**Entries with chart source code**
# # # #
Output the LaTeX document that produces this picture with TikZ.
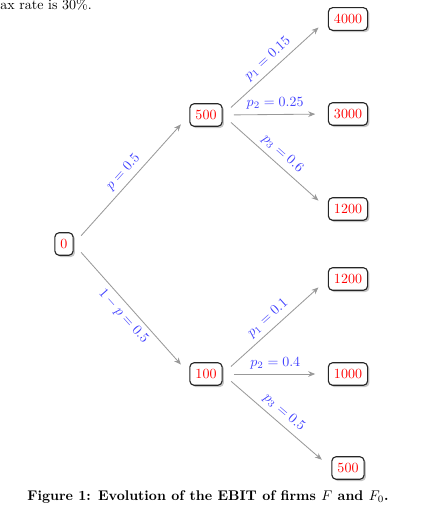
\documentclass[tikz,border=0pt]{standalone}
\usetikzlibrary{shadows,arrows.meta}
\begin{document}
\begin{tikzpicture}[x=0.714pt,y=-0.714pt,
  valbox/.style={draw=black!85, thick, rounded corners=3pt, fill=white,
    drop shadow={shadow xshift=1.3pt, shadow yshift=-1.3pt, opacity=0.45},
    text=red, inner xsep=4pt, inner ysep=4.6pt},
  branch/.style={draw=black!40, semithick, -{Stealth[length=5pt,width=4pt]},
    shorten <=8pt, shorten >=9pt},
  prob/.style={text=blue!75, midway, sloped}]
\useasboundingbox (0,0) rectangle (431,516);
\node[anchor=base west, inner sep=0pt] (top) at (0,10) {ax rate is 30\%.};
\node[valbox] (r) at (64,244) {0};
\node[valbox] (a) at (206,115) {500};
\node[valbox] (b) at (206,374) {100};
\node[valbox] (a1) at (348,19) {4000};
\node[valbox] (a2) at (348,114) {3000};
\node[valbox] (a3) at (348,209) {1200};
\node[valbox] (b1) at (348,279) {1200};
\node[valbox] (b2) at (348,374) {1000};
\node[valbox] (b3) at (348,468) {500};
\draw[branch] (r.east) -- (a.west) node[prob, above] {$p = 0.5$};
\draw[branch] (r.east) -- (b.west) node[prob, below] {$1-p = 0.5$};
\draw[branch] (a.east) -- (a1.west) node[prob, above] {$p_1 = 0.15$};
\draw[branch] (a.east) -- (a2.west) node[prob, above] {$p_2 = 0.25$};
\draw[branch] (a.east) -- (a3.west) node[prob, above] {$p_3 = 0.6$};
\draw[branch] (b.east) -- (b1.west) node[prob, above] {$p_1 = 0.1$};
\draw[branch] (b.east) -- (b2.west) node[prob, above] {$p_2 = 0.4$};
\draw[branch] (b.east) -- (b3.west) node[prob, above] {$p_3 = 0.5$};
\node (cap) at (208,497) {\textbf{Figure 1: Evolution of the EBIT of firms $F$ and $F_0$.}};
\end{tikzpicture}
\end{document}
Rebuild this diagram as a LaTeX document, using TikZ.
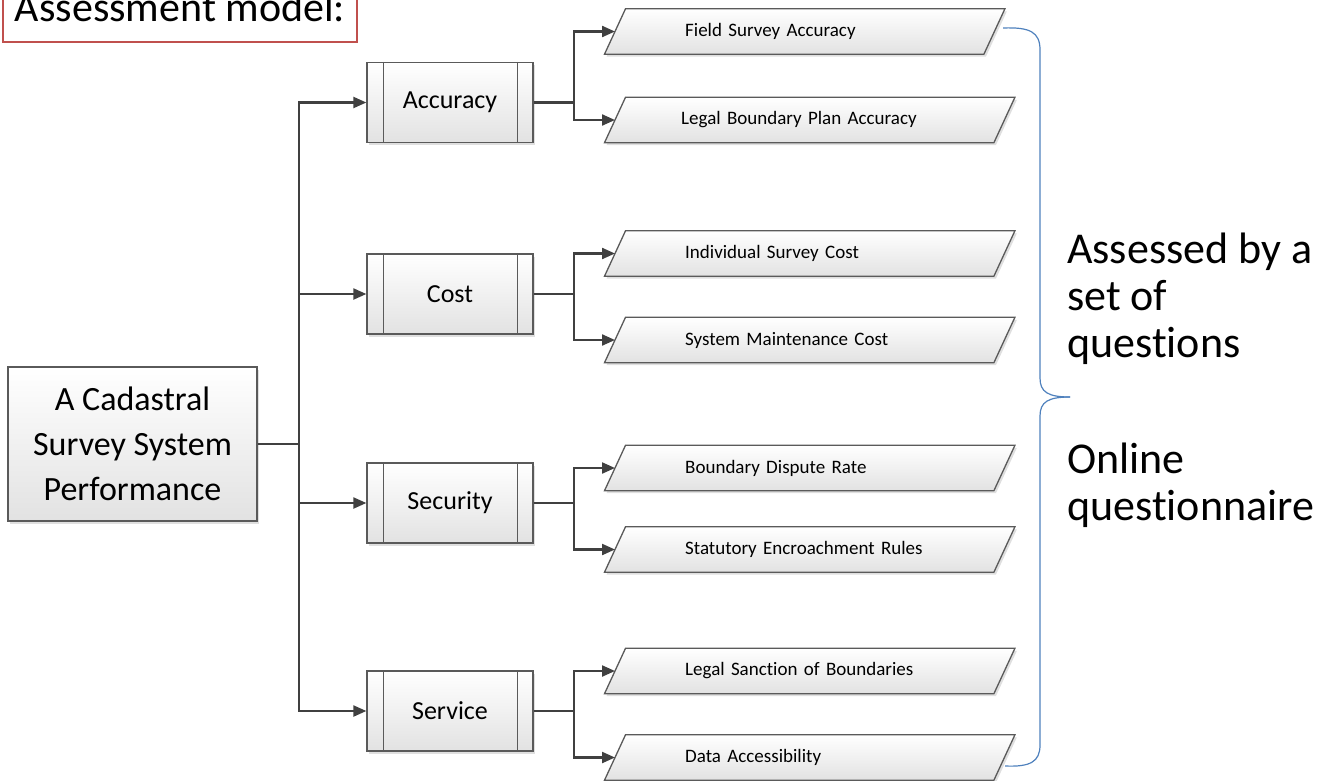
\documentclass[tikz,border=0pt]{standalone}
\usepackage{fontspec}
\setmainfont{Carlito}[Ligatures=NoCommon]
\usetikzlibrary{arrows.meta,shadows,backgrounds}
\definecolor{linec}{HTML}{404040}
\definecolor{borderc}{HTML}{5A5A5A}
\definecolor{redc}{HTML}{C0504D}
\definecolor{bluec}{HTML}{4F81BD}
\definecolor{shadebot}{HTML}{E2E2E2}
\newcommand\paraback[1]{%
  \path[pshape] ([xshift=-10.5pt]#1.south west) -- ([xshift=10.5pt]#1.north west)
    -- ([xshift=10.5pt]#1.north east) -- ([xshift=-10.5pt]#1.south east) -- cycle;}
\begin{document}
\begin{tikzpicture}[x=1pt,y=-1pt,
  conn/.style={draw=linec,line width=2.2pt},
  arr/.style={conn,-{Triangle[length=13pt,width=11pt]}},
  boxlook/.style={draw=borderc,line width=1.3pt,top color=white,bottom color=shadebot,
    drop shadow={shadow xshift=2pt,shadow yshift=-2.5pt,opacity=0.25}},
  mainbox/.style={boxlook,minimum width=249pt,minimum height=154pt,align=center,
    inner sep=0pt,font=\fontsize{34}{45}\selectfont},
  catbox/.style={boxlook,minimum width=166pt,minimum height=80pt,inner sep=0pt,
    font=\fontsize{26}{30}\selectfont},
  pnode/.style={inner sep=0pt,minimum height=45pt,text width=389pt,align=left,
    font=\fontsize{19}{22}\selectfont,anchor=west},
  pshape/.style={boxlook},
  bar/.style={draw=borderc,line width=1.3pt},
  brace/.style={draw=bluec,line width=1.2pt},
  sidetext/.style={anchor=base west,align=left,inner sep=0pt,font=\fontsize{44}{47}\selectfont}]
\useasboundingbox (0,0) rectangle (1327,780);
\clip (0,0) rectangle (1327,780);

% title
\node[draw=redc,line width=2pt,fill=white,minimum width=354pt,minimum height=63pt,
  text height=30pt,text depth=9pt,inner sep=0pt,font=\fontsize{42}{50}\selectfont]
  (title) at (180,10.5) {Assessment model:};

% main box
\node[mainbox] (m) at (132.5,444) {A Cadastral\\Survey System\\Performance};

% categories
\node[catbox] (c1) at (450,102.5) {Accuracy};
\node[catbox] (c2) at (450,294) {Cost};
\node[catbox] (c3) at (450,503) {Security};
\node[catbox] (c4) at (450,711) {Service};
\foreach \c in {c1,c2,c3,c4}{
  \draw[bar] ([xshift=17pt]\c.north west) -- ([xshift=17pt]\c.south west);
  \draw[bar] ([xshift=-16pt]\c.north east) -- ([xshift=-16pt]\c.south east);
}

% leaves
\node[pnode,text width=379pt] (p1) at (615,31.5) {\hspace*{70pt}Field Survey Accuracy};
\node[pnode] (p2) at (615,120) {\hspace*{66pt}Legal Boundary Plan Accuracy};
\node[pnode] (p3) at (615,253.5) {\hspace*{70pt}Individual Survey Cost};
\node[pnode] (p4) at (615,340) {\hspace*{70pt}System Maintenance Cost};
\node[pnode] (p5) at (615,468) {\hspace*{70pt}Boundary Dispute Rate};
\node[pnode] (p6) at (615,549.5) {\hspace*{70pt}Statutory Encroachment Rules};
\node[pnode] (p7) at (615,671) {\hspace*{70pt}Legal Sanction of Boundaries};
\node[pnode] (p8) at (615,757.5) {\hspace*{70pt}Data Accessibility};
\begin{scope}[on background layer]
  \foreach \p in {p1,p2,p3,p4,p5,p6,p7,p8}{\paraback{\p}}
\end{scope}

% connectors
\coordinate (tx) at (299,444);
\draw[conn] (m.east) -- (tx);
\foreach \c in {c1,c2,c3,c4}{\draw[arr] (tx) |- (\c.west);}
\coordinate (bx) at (574,0);
\foreach \c/\a/\b in {c1/p1/p2,c2/p3/p4,c3/p5/p6,c4/p7/p8}{
  \draw[conn] (\c.east) -- (\c.east -| bx);
  \draw[arr] (\c.east -| bx) |- (\a.west);
  \draw[arr] (\c.east -| bx) |- (\b.west);
}

% brace
\draw[brace] (1003,28) .. controls (1030,27) and (1040,32) .. (1040,50) -- (1040,378)
  .. controls (1040,392) and (1048,397) .. (1070,397);
\draw[brace] (1070,397) .. controls (1048,397) and (1040,402) .. (1040,416) -- (1040,745)
  .. controls (1040,762) and (1030,767) .. (1005,766);

% side texts
\node[sidetext] (s1) at (1067,357) {Assessed by a\\set of\\questions};
\node[sidetext] (s2) at (1067,520) {Online\\questionnaire};
\end{tikzpicture}
\end{document}
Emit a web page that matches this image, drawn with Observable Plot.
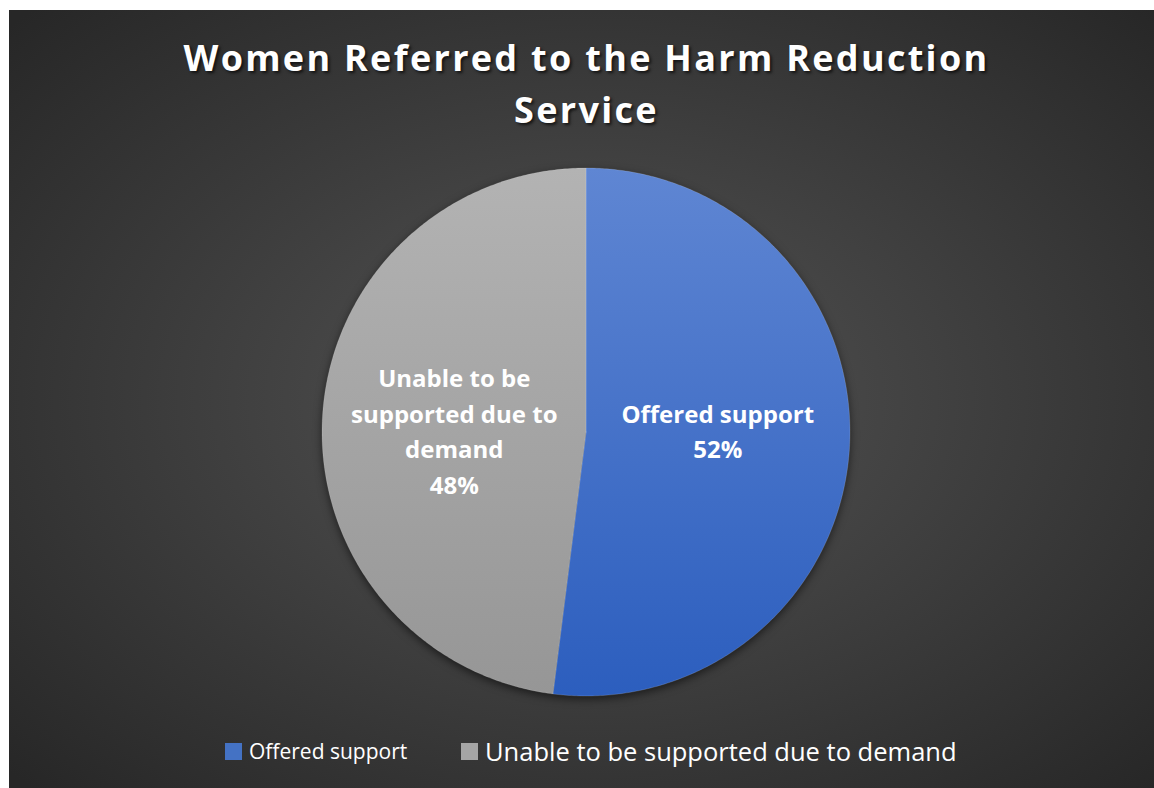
# # # #
**DIRECTIONS**
Except for the pictures, give all the material above again verbatim.

**CORRECT RESULT**
Output the LaTeX document that produces this picture with TikZ.
\documentclass[tikz,border=0pt]{standalone}
\usetikzlibrary{shadows,arrows.meta}
\begin{document}
\begin{tikzpicture}[x=0.714pt,y=-0.714pt,
  valbox/.style={draw=black!85, thick, rounded corners=3pt, fill=white,
    drop shadow={shadow xshift=1.3pt, shadow yshift=-1.3pt, opacity=0.45},
    text=red, inner xsep=4pt, inner ysep=4.6pt},
  branch/.style={draw=black!40, semithick, -{Stealth[length=5pt,width=4pt]},
    shorten <=8pt, shorten >=9pt},
  prob/.style={text=blue!75, midway, sloped}]
\useasboundingbox (0,0) rectangle (431,516);
\node[anchor=base west, inner sep=0pt] (top) at (0,10) {ax rate is 30\%.};
\node[valbox] (r) at (64,244) {0};
\node[valbox] (a) at (206,115) {500};
\node[valbox] (b) at (206,374) {100};
\node[valbox] (a1) at (348,19) {4000};
\node[valbox] (a2) at (348,114) {3000};
\node[valbox] (a3) at (348,209) {1200};
\node[valbox] (b1) at (348,279) {1200};
\node[valbox] (b2) at (348,374) {1000};
\node[valbox] (b3) at (348,468) {500};
\draw[branch] (r.east) -- (a.west) node[prob, above] {$p = 0.5$};
\draw[branch] (r.east) -- (b.west) node[prob, below] {$1-p = 0.5$};
\draw[branch] (a.east) -- (a1.west) node[prob, above] {$p_1 = 0.15$};
\draw[branch] (a.east) -- (a2.west) node[prob, above] {$p_2 = 0.25$};
\draw[branch] (a.east) -- (a3.west) node[prob, above] {$p_3 = 0.6$};
\draw[branch] (b.east) -- (b1.west) node[prob, above] {$p_1 = 0.1$};
\draw[branch] (b.east) -- (b2.west) node[prob, above] {$p_2 = 0.4$};
\draw[branch] (b.east) -- (b3.west) node[prob, above] {$p_3 = 0.5$};
\node (cap) at (208,497) {\textbf{Figure 1: Evolution of the EBIT of firms $F$ and $F_0$.}};
\end{tikzpicture}
\end{document}
Rebuild this diagram as a LaTeX document, using TikZ.
\documentclass[tikz,border=0pt]{standalone}
\usepackage{fontspec}
\setmainfont{Carlito}[Ligatures=NoCommon]
\usetikzlibrary{arrows.meta,shadows,backgrounds}
\definecolor{linec}{HTML}{404040}
\definecolor{borderc}{HTML}{5A5A5A}
\definecolor{redc}{HTML}{C0504D}
\definecolor{bluec}{HTML}{4F81BD}
\definecolor{shadebot}{HTML}{E2E2E2}
\newcommand\paraback[1]{%
  \path[pshape] ([xshift=-10.5pt]#1.south west) -- ([xshift=10.5pt]#1.north west)
    -- ([xshift=10.5pt]#1.north east) -- ([xshift=-10.5pt]#1.south east) -- cycle;}
\begin{document}
\begin{tikzpicture}[x=1pt,y=-1pt,
  conn/.style={draw=linec,line width=2.2pt},
  arr/.style={conn,-{Triangle[length=13pt,width=11pt]}},
  boxlook/.style={draw=borderc,line width=1.3pt,top color=white,bottom color=shadebot,
    drop shadow={shadow xshift=2pt,shadow yshift=-2.5pt,opacity=0.25}},
  mainbox/.style={boxlook,minimum width=249pt,minimum height=154pt,align=center,
    inner sep=0pt,font=\fontsize{34}{45}\selectfont},
  catbox/.style={boxlook,minimum width=166pt,minimum height=80pt,inner sep=0pt,
    font=\fontsize{26}{30}\selectfont},
  pnode/.style={inner sep=0pt,minimum height=45pt,text width=389pt,align=left,
    font=\fontsize{19}{22}\selectfont,anchor=west},
  pshape/.style={boxlook},
  bar/.style={draw=borderc,line width=1.3pt},
  brace/.style={draw=bluec,line width=1.2pt},
  sidetext/.style={anchor=base west,align=left,inner sep=0pt,font=\fontsize{44}{47}\selectfont}]
\useasboundingbox (0,0) rectangle (1327,780);
\clip (0,0) rectangle (1327,780);

% title
\node[draw=redc,line width=2pt,fill=white,minimum width=354pt,minimum height=63pt,
  text height=30pt,text depth=9pt,inner sep=0pt,font=\fontsize{42}{50}\selectfont]
  (title) at (180,10.5) {Assessment model:};

% main box
\node[mainbox] (m) at (132.5,444) {A Cadastral\\Survey System\\Performance};

% categories
\node[catbox] (c1) at (450,102.5) {Accuracy};
\node[catbox] (c2) at (450,294) {Cost};
\node[catbox] (c3) at (450,503) {Security};
\node[catbox] (c4) at (450,711) {Service};
\foreach \c in {c1,c2,c3,c4}{
  \draw[bar] ([xshift=17pt]\c.north west) -- ([xshift=17pt]\c.south west);
  \draw[bar] ([xshift=-16pt]\c.north east) -- ([xshift=-16pt]\c.south east);
}

% leaves
\node[pnode,text width=379pt] (p1) at (615,31.5) {\hspace*{70pt}Field Survey Accuracy};
\node[pnode] (p2) at (615,120) {\hspace*{66pt}Legal Boundary Plan Accuracy};
\node[pnode] (p3) at (615,253.5) {\hspace*{70pt}Individual Survey Cost};
\node[pnode] (p4) at (615,340) {\hspace*{70pt}System Maintenance Cost};
\node[pnode] (p5) at (615,468) {\hspace*{70pt}Boundary Dispute Rate};
\node[pnode] (p6) at (615,549.5) {\hspace*{70pt}Statutory Encroachment Rules};
\node[pnode] (p7) at (615,671) {\hspace*{70pt}Legal Sanction of Boundaries};
\node[pnode] (p8) at (615,757.5) {\hspace*{70pt}Data Accessibility};
\begin{scope}[on background layer]
  \foreach \p in {p1,p2,p3,p4,p5,p6,p7,p8}{\paraback{\p}}
\end{scope}

% connectors
\coordinate (tx) at (299,444);
\draw[conn] (m.east) -- (tx);
\foreach \c in {c1,c2,c3,c4}{\draw[arr] (tx) |- (\c.west);}
\coordinate (bx) at (574,0);
\foreach \c/\a/\b in {c1/p1/p2,c2/p3/p4,c3/p5/p6,c4/p7/p8}{
  \draw[conn] (\c.east) -- (\c.east -| bx);
  \draw[arr] (\c.east -| bx) |- (\a.west);
  \draw[arr] (\c.east -| bx) |- (\b.west);
}

% brace
\draw[brace] (1003,28) .. controls (1030,27) and (1040,32) .. (1040,50) -- (1040,378)
  .. controls (1040,392) and (1048,397) .. (1070,397);
\draw[brace] (1070,397) .. controls (1048,397) and (1040,402) .. (1040,416) -- (1040,745)
  .. controls (1040,762) and (1030,767) .. (1005,766);

% side texts
\node[sidetext] (s1) at (1067,357) {Assessed by a\\set of\\questions};
\node[sidetext] (s2) at (1067,520) {Online\\questionnaire};
\end{tikzpicture}
\end{document}
Emit a web page that matches this image, drawn with Observable Plot.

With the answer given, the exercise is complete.